I want you to be able to come to me and tell me about the worst thing you think you’ve ever done but be assured that my affection for you won’t change.

I want to know your story.

I want to know about your first love, about the love you found and lost. I want to know how she hurt you. I want to know what went wrong.

Please tell me what she did to make you shy or how she made you cry. Tell me about your first kiss, your first date, your first dreams, your first fears.

Point out every scar that you have from falling and fighting your way to me. Tell me the stories behind each mark on your skin, every cut in your heart. Let me kiss your wounded hands that are sore and calloused from picking up the pieces of your heart that she left.
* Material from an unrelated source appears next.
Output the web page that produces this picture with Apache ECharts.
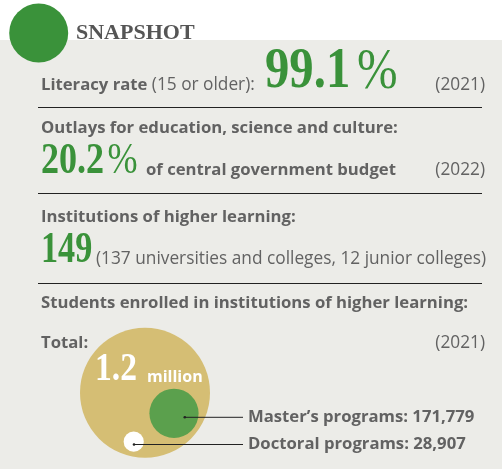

Please don’t hide anything from me.

For I, likewise, will tell you of my journey. And while it may hurt others to hear of their lover’s firsts, to me, it just shows that you have cared, you can feel, that your heart is soft and loving.

I don’t hate your past or anyone from it. All I care about is you.

Here and now.
With me.

We’ve all been broken at some point of our lives or another. The pain we felt made an eruption in our hearts. But it doesn’t change the fact that we are two human souls, yearning for the surface to break of the water we are under.

And to find each other.

And believe me that someday, when I do find you, I will strive to treat you the way you want to be treated. I will yearn with every fiber in my being to love you the way you want and deserve to be loved.

And I think that’s when we’ll both find that balance of love and happiness that we thought we’d found long ago with someone else, but couldn’t experience it to the fullest until we had found each other.